Legal documents allege: - Orb diverted mining payouts to wallets controlled by CEO Jamieson Zaniewski, totaling about $10M, and sold Bitcoin ahead of scheduled state court hearings. - Bitmain staff were denied physical and software access to the site, despite court instructions. - Orb used unauthorized firmware that disabled security features, leading to equipment failures. - The hosting contract ended in July after multiple breach notices; Orb later listed the rigs as company property in its bankruptcy filing.
Why this matters to traders
This case tests how courts treat ownership vs. estate claims on hosted mining rigs—a precedent that could ripple across the mining industry. Outcomes may influence: - The counterparty risk premium for hosted miners. - Secondary market pricing for ASICs if repossessed equipment hits the market. - Short-term hash rate volatility if rigs go offline or are relocated. - Valuation of public miner equities (e.g., MARA, RIOT, CLSK) and hosting-exposed names.
Market signals to watch
- Network hash rate/Hashprice: Sudden dips or relocations can affect miner revenues and sentiment.
- ASIC resale prices: Any surge in supply (if rigs are repossessed) can pressure hardware valuations.
- Miner equities: Look for dispersion—operators with low hosting dependence may outperform.
- Court docket updates: Injunctions, turnover orders, or asset segregation rulings can be catalysts.
- On-chain flows: If addresses become public, track movement of allegedly diverted funds.
Actionable trading playbook
- Tilt toward lower counterparty risk: Prefer miners with high self-hosting, strong balance sheets, and transparent custody of proceeds.
- Trade the dispersion: If legal headlines hit, consider pairs trades (strong balance sheet miners vs. hosting-heavy peers).

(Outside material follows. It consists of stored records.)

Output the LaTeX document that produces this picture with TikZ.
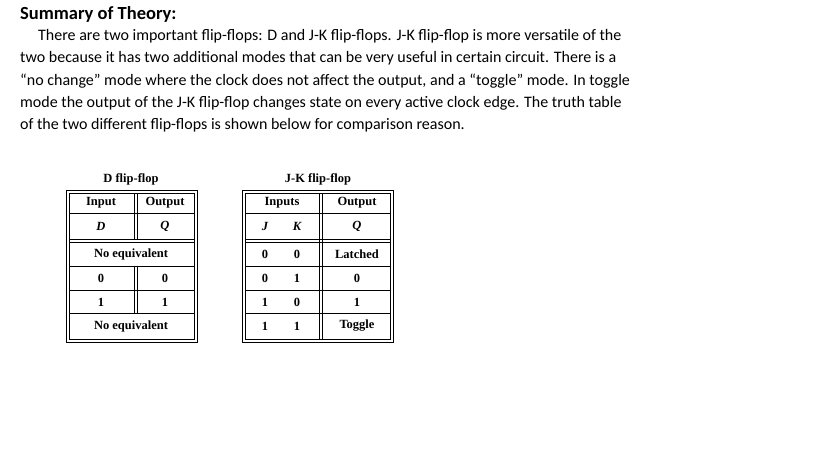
\documentclass[tikz,border=0pt]{standalone}
\usepackage{fontspec}
\setmainfont{Carlito}
\newfontfamily\tabfont{Liberation Serif}
\begin{document}
\begin{tikzpicture}[x=1pt,y=-1pt,
  para/.style={anchor=base west,inner sep=0pt,font=\fontsize{16}{18}\selectfont},
  cell/.style={inner sep=0pt,font=\tabfont\bfseries\fontsize{12.5}{13}\selectfont},
  ttl/.style={inner sep=0pt,font=\tabfont\bfseries\fontsize{12.5}{13}\selectfont},
  ln/.style={line width=0.8pt}]
\useasboundingbox (0,0) rectangle (819,460);
\node[para,font=\bfseries\fontsize{18.5}{20}\selectfont] (title) at (20,20) {Summary of Theory:};
\node[para] (l1) at (38,41) {There are two important flip-flops: D and J-K flip-flops. J-K flip-flop is more versatile of the};
\node[para] (l2) at (20,63) {two because it has two additional modes that can be very useful in certain circuit. There is a};
\node[para] (l3) at (20,85) {“no change” mode where the clock does not affect the output, and a “toggle” mode. In toggle};
\node[para] (l4) at (20,107) {mode the output of the J-K flip-flop changes state on every active clock edge. The truth table};
\node[para] (l5) at (20,129) {of the two different flip-flops is shown below for comparison reason.};
% D table
\node[ttl] (dt) at (131,179) {D flip-flop};
\draw[ln] (66,190) rectangle (197,342);
\draw[ln] (69,193) rectangle (194,339);
\draw[ln] (69,213) -- (194,213);
\draw[ln] (69,239) -- (194,239);
\draw[ln] (69,242) -- (194,242);
\draw[ln] (69,266) -- (194,266);
\draw[ln] (69,290) -- (194,290);
\draw[ln] (69,313) -- (194,313);
\draw[ln] (134,193) -- (134,239);
\draw[ln] (137,193) -- (137,239);
\draw[ln] (134,266) -- (134,313);
\draw[ln] (137,266) -- (137,313);
\node[cell] (d1) at (101,203) {Input};
\node[cell] (d2) at (165,203) {Output};
\node[cell] (d3) at (101,226) {\itshape D};
\node[cell] (d4) at (165,226) {\itshape Q};
\node[cell] (d5) at (131,254) {No equivalent};
\node[cell] (d6) at (101,278) {0};
\node[cell] (d7) at (165,278) {0};
\node[cell] (d8) at (101,302) {1};
\node[cell] (d9) at (165,302) {1};
\node[cell] (d10) at (131,326) {No equivalent};
% JK table
\node[ttl] (jt) at (318,179) {J-K flip-flop};
\draw[ln] (242,190) rectangle (393,342);
\draw[ln] (245,193) rectangle (390,339);
\draw[ln] (245,213) -- (390,213);
\draw[ln] (245,239) -- (390,239);
\draw[ln] (245,242) -- (390,242);
\draw[ln] (245,266) -- (390,266);
\draw[ln] (245,290) -- (390,290);
\draw[ln] (245,313) -- (390,313);
\draw[ln] (319,193) -- (319,339);
\draw[ln] (322,193) -- (322,339);
\node[cell] (j1) at (282,203) {Inputs};
\node[cell] (j2) at (357,203) {Output};
\node[cell] (j3) at (265,226) {\itshape J};
\node[cell] (j4) at (297,226) {\itshape K};
\node[cell] (j5) at (357,226) {\itshape Q};
\node[cell] (j6) at (265,254) {0};
\node[cell] (j7) at (297,254) {0};
\node[cell] (j8) at (357,254) {Latched};
\node[cell] (j9) at (265,278) {0};
\node[cell] (j10) at (297,278) {1};
\node[cell] (j11) at (357,278) {0};
\node[cell] (j12) at (265,302) {1};
\node[cell] (j13) at (297,302) {0};
\node[cell] (j14) at (357,302) {1};
\node[cell] (j15) at (265,326) {1};
\node[cell] (j16) at (297,326) {1};
\node[cell] (j17) at (357,326) {Toggle};
\end{tikzpicture}
\end{document}
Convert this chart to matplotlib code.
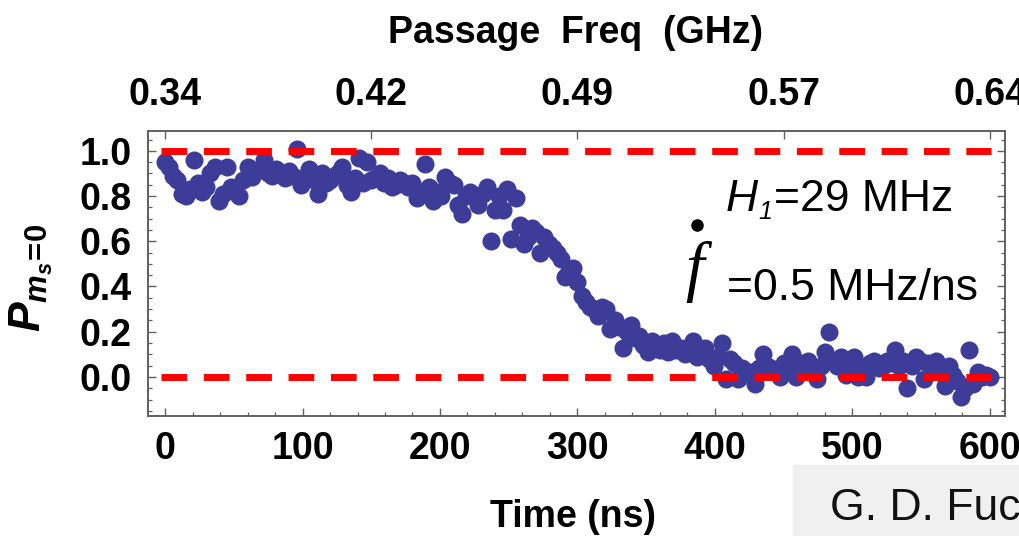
import numpy as np
import matplotlib
matplotlib.use("Agg")
import matplotlib.pyplot as plt
from matplotlib.lines import Line2D
from matplotlib.patches import Rectangle
from matplotlib.ticker import MultipleLocator

# ---------------- data ----------------
time_ns = np.arange(0, 603, 3)
p_ms0 = [
    0.95, 0.93, 0.89, 0.87, 0.81, 0.80, 0.83, 0.96, 0.86, 0.82,
    0.84, 0.90, 0.93, 0.78, 0.81, 0.93, 0.84, 0.82, 0.80, 0.87,
    0.93, 0.885, 0.91, 0.92, 0.96, 0.90, 0.89, 0.92, 0.90, 0.88,
    0.91, 0.89, 1.01, 0.85, 0.885, 0.92, 0.87, 0.81, 0.90, 0.86,
    0.87, 0.89, 0.90, 0.93, 0.85, 0.82, 0.88, 0.97, 0.86, 0.95,
    0.87, 0.88, 0.90, 0.86, 0.88, 0.84, 0.85, 0.87, 0.86, 0.84,
    0.86, 0.79, 0.82, 0.94, 0.84, 0.78, 0.82, 0.80, 0.885, 0.86,
    0.85, 0.76, 0.72, 0.80, 0.82, 0.80, 0.76, 0.81, 0.84, 0.60,
    0.74, 0.80, 0.74, 0.83, 0.61, 0.79, 0.67, 0.59, 0.62, 0.66,
    0.64, 0.55, 0.62, 0.59, 0.57, 0.55, 0.52, 0.44, 0.47, 0.48,
    0.42, 0.36, 0.33, 0.31, 0.30, 0.27, 0.31, 0.30, 0.21, 0.25,
    0.22, 0.13, 0.20, 0.23, 0.17, 0.18, 0.14, 0.11, 0.16, 0.14,
    0.12, 0.15, 0.11, 0.16, 0.12, 0.13, 0.10, 0.11, 0.16, 0.09,
    0.12, 0.13, 0.08, 0.05, 0.09, 0.15, -0.01, 0.08, 0.06, -0.01,
    0.04, 0.02, 0.02, -0.03, 0.04, 0.10, 0.05, 0.04, 0.02, 0.00,
    0.06, 0.03, 0.10, 0.00, 0.06, 0.05, 0.07, 0.03, -0.01, 0.05,
    0.11, 0.20, 0.07, 0.05, 0.09, 0.01, 0.06, 0.09, 0.00, 0.04,
    0.00, 0.06, 0.07, 0.04, 0.05, 0.07, 0.06, 0.12, 0.05, 0.07,
    -0.05, 0.05, 0.09, 0.07, -0.01, 0.06, 0.04, 0.07, 0.02, -0.04,
    0.05, 0.01, -0.02, -0.09, -0.05, 0.12, -0.03, 0.02, 0.00, 0.01,
    0.00,
]
ref_levels = [1.0, 0.0]
x_ticks = [0, 100, 200, 300, 400, 500, 600]
y_ticks = [0.0, 0.2, 0.4, 0.6, 0.8, 1.0]
freq_tick_times = [0, 150, 300, 450, 600]
freq_labels = ["0.34", "0.42", "0.49", "0.57", "0.64"]

# ---------------- fonts ----------------
from matplotlib import font_manager as fm
def has_font(name):
    try:
        fm.findfont(fm.FontProperties(family=name), fallback_to_default=False)
        return True
    except Exception:
        return False

SANS = "Liberation Sans" if has_font("Liberation Sans") else "DejaVu Sans"
SERIF = "Liberation Serif" if has_font("Liberation Serif") else "DejaVu Serif"
plt.rcParams["font.family"] = [SANS, "DejaVu Sans"]
plt.rcParams["mathtext.fontset"] = "custom"
plt.rcParams["mathtext.rm"] = SANS + ":bold"
plt.rcParams["mathtext.bf"] = SANS + ":bold"
plt.rcParams["mathtext.it"] = SANS + ":bold:italic"

W, H = 1020, 536
fig = plt.figure(figsize=(W / 100, H / 100), dpi=100)

# axes box in pixels: left 148, right 1005, top 131, bottom 416
L, R, T, B = 148, 1005, 131, 416
ax = fig.add_axes([L / W, 1 - B / H, (R - L) / W, (B - T) / H])

frame_col = "#606060"
point_col = "#3d3d99"

ax.plot(time_ns, p_ms0, linestyle="none", marker="o", ms=13,
        color=point_col, mec=point_col, mew=0, zorder=2)

for lvl in ref_levels:
    ax.plot([-3, 601], [lvl, lvl], color="#ff0000", lw=5,
            dashes=(3.7, 2.4), solid_capstyle="butt",
            dash_capstyle="butt", zorder=3)

ax.set_xlim(-12.4, 611)
ax.set_ylim(-0.173, 1.088)

ax.set_xticks(x_ticks)
ax.set_xticklabels([str(v) for v in x_ticks])
ax.set_yticks(y_ticks)
ax.set_yticklabels([f"{v:.1f}" for v in y_ticks])
ax.xaxis.set_minor_locator(MultipleLocator(20))
ax.yaxis.set_minor_locator(MultipleLocator(0.05))

for sp in ax.spines.values():
    sp.set_color(frame_col)
    sp.set_linewidth(1.2)

tick_fs = 27
ax.tick_params(axis="both", which="major", direction="in", length=6,
               width=1.0, color=frame_col, labelsize=tick_fs)
ax.tick_params(axis="both", which="minor", direction="in", length=3,
               width=0.9, color=frame_col)
ax.tick_params(axis="x", which="both", top=False, pad=11)
ax.tick_params(axis="y", which="both", right=True, pad=12)
for lab in ax.get_xticklabels() + ax.get_yticklabels():
    lab.set_fontweight("bold")

# top axis
axt = ax.twiny()
axt.set_xlim(ax.get_xlim())
axt.set_xticks(freq_tick_times)
axt.set_xticklabels(freq_labels)
axt.tick_params(axis="x", which="major", direction="in", length=6,
                width=1.0, color=frame_col, labelsize=tick_fs, pad=13)
axt.xaxis.set_minor_locator(plt.NullLocator())
for lab in axt.get_xticklabels():
    lab.set_fontweight("bold")
for sp in axt.spines.values():
    sp.set_color(frame_col)
    sp.set_linewidth(1.2)

# axis labels
fig.text(576 / W, 1 - 33 / H, "Passage  Freq  (GHz)", ha="center",
         va="center", fontsize=27, fontweight="bold")
fig.text(573 / W, 1 - 517 / H, "Time (ns)", ha="center", va="center",
         fontsize=27, fontweight="bold")
fig.text(31 / W, 1 - 278 / H, r"$P_{m_s\!=\!0}$", rotation=90,
         ha="center", va="center", fontsize=32)

# annotations: H1 = 29 MHz
fs_ann = 32
fig.text(726 / W, 1 - 211 / H, "H", ha="left", va="baseline",
         fontsize=fs_ann, style="italic", family=SANS)
fig.text(758 / W, 1 - 219 / H, "1", ha="left", va="baseline",
         fontsize=18, style="italic", family=SANS)
fig.text(774 / W, 1 - 211 / H, "=29 MHz", ha="left", va="baseline",
         fontsize=fs_ann, family=SANS)

# f-dot = 0.5 MHz/ns
fig.add_artist(Line2D([697 / W], [1 - 225 / H], marker="o", ms=8,
                      color="black", transform=fig.transFigure))
fig.text(695 / W, 1 - 289 / H, "f", ha="center", va="baseline",
         fontsize=48, style="italic", family=SERIF)
fig.text(727 / W, 1 - 300 / H, "=0.5 MHz/ns", ha="left", va="baseline",
         fontsize=fs_ann, family=SANS)

# grey credit box at bottom right
fig.add_artist(Rectangle((793 / W, 0), (W - 793) / W, (H - 465) / H,
                         transform=fig.transFigure, color="#f0f0f0",
                         zorder=0))
fig.text(830 / W, 1 - 520 / H, "G. D. Fuchs", ha="left", va="baseline",
         fontsize=32, family=SANS, color="#111111")

fig.savefig("out.png", dpi=100)
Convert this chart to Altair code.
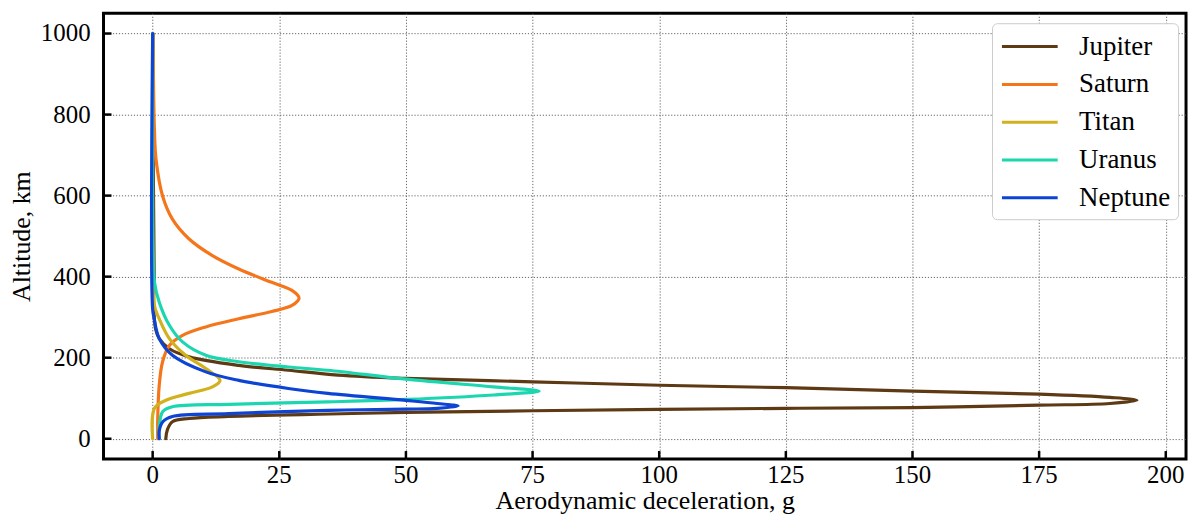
import altair as alt
import pandas as pd

# ---- data (deceleration in g, altitude in km) ----
planets = ["Jupiter", "Saturn", "Titan", "Uranus", "Neptune"]
colors = ["#5e3a14", "#f5761a", "#d1b21e", "#1cd6b0", "#0e44d4"]

jupiter_alt = [1000, 700, 400, 330, 270, 247, 222, 202, 181, 169, 157, 149, 140.5, 132, 126, 117.5, 110, 102, 95,
               87, 83, 77, 75, 72.5, 69, 65, 61, 55, 50, 42, 22, 0]
jupiter_g = [0.05, 0.1, 0.3, 0.2, 0.6, 1.3, 3.3, 7.2, 17, 26.8, 36.6, 50, 75, 100, 125, 150, 175, 189, 194.3,
             189, 175, 150, 125, 100, 75, 50, 35, 15, 7.2, 3.9, 2.9, 2.6]

saturn_alt = [1000, 850, 763, 689, 599, 542, 493, 452, 419, 386, 366, 347, 329, 314, 296, 276, 255, 230, 190, 132, 50, 0]
saturn_g = [0.05, 0.2, 0.35, 0.67, 1.96, 3.9, 7.2, 11.8, 17, 23.5, 27.5, 28.9, 27.5, 23.5, 17, 10.5, 5.9, 3.3, 1.96,
            1.3, 1.0, 1.0]

titan_alt = [1000, 450, 329, 296, 247, 206, 173, 144, 128, 112, 95, 75, 0]
titan_g = [0.0, 0.05, 0.35, 1.3, 3.3, 6.5, 10.5, 13.3, 11.8, 7.2, 2.6, 0.35, 0.0]

uranus_alt = [1000, 450, 387, 337, 280, 239, 206, 190, 177, 169, 147, 128, 117.5, 108, 97, 91, 85, 79, 67, 30, 0]
uranus_g = [0.0, 0.1, 0.35, 1.3, 3.3, 5.9, 10.5, 17, 26.8, 34.6, 50, 67.3, 76.3, 67.3, 50, 34.6, 15, 3.9, 2.0,
            1.3, 1.3]

neptune_alt = [1000, 320, 296, 247, 206, 165, 144, 124, 112, 94.6, 87, 80.6, 75, 73, 70, 62, 55, 42, 20, 0]
neptune_g = [0.0, 0.0, 0.3, 1.3, 3.9, 10.5, 17, 26.8, 34.6, 50, 56.2, 60.3, 56.2, 50, 34.6, 15, 3.9, 2.0, 1.3, 1.3]

x_ticks = [0, 25, 50, 75, 100, 125, 150, 175, 200]
y_ticks = [0, 200, 400, 600, 800, 1000]

# ---- build table ----
series = {
    "Jupiter": (jupiter_g, jupiter_alt),
    "Saturn": (saturn_g, saturn_alt),
    "Titan": (titan_g, titan_alt),
    "Uranus": (uranus_g, uranus_alt),
    "Neptune": (neptune_g, neptune_alt),
}
rows = []
for p in planets:
    gs, alts = series[p]
    for i, (g, a) in enumerate(zip(gs, alts)):
        rows.append({"planet": p, "g": g, "alt": a, "i": i})
df = pd.DataFrame(rows)
xt = pd.DataFrame({"v": x_ticks})
yt = pd.DataFrame({"v": y_ticks})

W, H = 1088, 448
FONT = "Liberation Serif"

common_axis = dict(
    grid=True, gridColor="#666666", gridDash=[1.2, 1.8], gridWidth=1, gridOpacity=1,
    domain=False, ticks=False, tickSize=0, labels=False,
    titleFont=FONT, titleFontSize=26, titleFontWeight="normal", titleColor="black",
    titleBaseline="alphabetic",
)

xscale = alt.Scale(domain=[-9.7, 204.0], nice=False, zero=False)
yscale = alt.Scale(domain=[-50, 1050], nice=False, zero=False)
xaxis = alt.Axis(values=x_ticks, title="Aerodynamic deceleration, g", titleY=50, **common_axis)
yaxis = alt.Axis(values=y_ticks, title="Altitude, km", titleX=-74, **common_axis)

lines = alt.Chart(df).mark_line(strokeWidth=3.2, strokeCap="round", strokeJoin="round",
                                interpolate="catmull-rom").encode(
    x=alt.X("g:Q", scale=xscale, axis=xaxis),
    y=alt.Y("alt:Q", scale=yscale, axis=yaxis),
    color=alt.Color(
        "planet:N",
        scale=alt.Scale(domain=planets, range=colors),
        sort=planets,
        legend=alt.Legend(
            title=None, orient="none", legendX=893, legendY=10,
            symbolType="M0,0H4", symbolSize=784, symbolStrokeWidth=3, symbolOffset=-13.5,
            labelFont=FONT, labelFontSize=27, labelColor="black", labelOffset=62,
            rowPadding=9, padding=8, fillColor="white", strokeColor="#cccccc",
            cornerRadius=5,
        ),
    ),
    detail="planet:N",
    order=alt.Order("i:Q"),
)

# inward tick marks
yticks = alt.Chart(yt).mark_rule(color="black", strokeWidth=2.5).encode(
    y=alt.Y("v:Q", scale=yscale, axis=yaxis),
    x=alt.value(0), x2=alt.value(8),
)
xticks = alt.Chart(xt).mark_rule(color="black", strokeWidth=2.5).encode(
    x=alt.X("v:Q", scale=xscale, axis=xaxis),
    y=alt.value(H), y2=alt.value(H - 8),
)

# tick labels
ylabels = alt.Chart(yt).mark_text(font=FONT, fontSize=25, color="black", align="right",
                                  baseline="middle").encode(
    y=alt.Y("v:Q", scale=yscale, axis=yaxis),
    x=alt.value(-13),
    text=alt.Text("v:Q", format="d"),
)
xlabels = alt.Chart(xt).mark_text(font=FONT, fontSize=25, color="black", align="center",
                                  baseline="top").encode(
    x=alt.X("v:Q", scale=xscale, axis=xaxis),
    y=alt.value(H + 4),
    text=alt.Text("v:Q", format="d"),
)

chart = alt.layer(lines, yticks, xticks, ylabels, xlabels).properties(
    width=W, height=H,
    autosize=alt.AutoSizeParams(type="none"),
    padding={"left": 96, "top": 4, "right": 5, "bottom": 56},
).configure(
    view=alt.ViewConfig(stroke="black", strokeWidth=3),
)

chart.save("out.html", embed_options={"renderer": "svg", "actions": False})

- Set alerts on hash rate and hashprice indices; use spikes/dips to time entries around miner beta.
- Watch ASIC markets: A downtick in rig prices can improve future margins for well-capitalized miners—potentially bullish for their mid-term earnings.
- Time catalysts: Track Texas state and bankruptcy filings; rulings on asset segregation or turnover can move miner stocks intra-day.
Key risks to monitor
- Legal delays or appeals that keep rigs idle longer than expected.
- Forced asset sales from the estate that pressure BTC or hardware prices.
- Firmware/security concerns that increase failure rates or OPEX for hosted miners.
- Broader host stress: Similar disputes elsewhere could raise industry-wide risk premia.
Bottom line
This is more than a contract dispute: it’s a stress test for how crypto’s physical infrastructure is owned, secured, and recovered under distress. Traders should position for elevated dispersion in miner equities, monitor hash rate and ASIC pricing for knock-on effects, and stay close to the court calendar for fast-moving catalysts.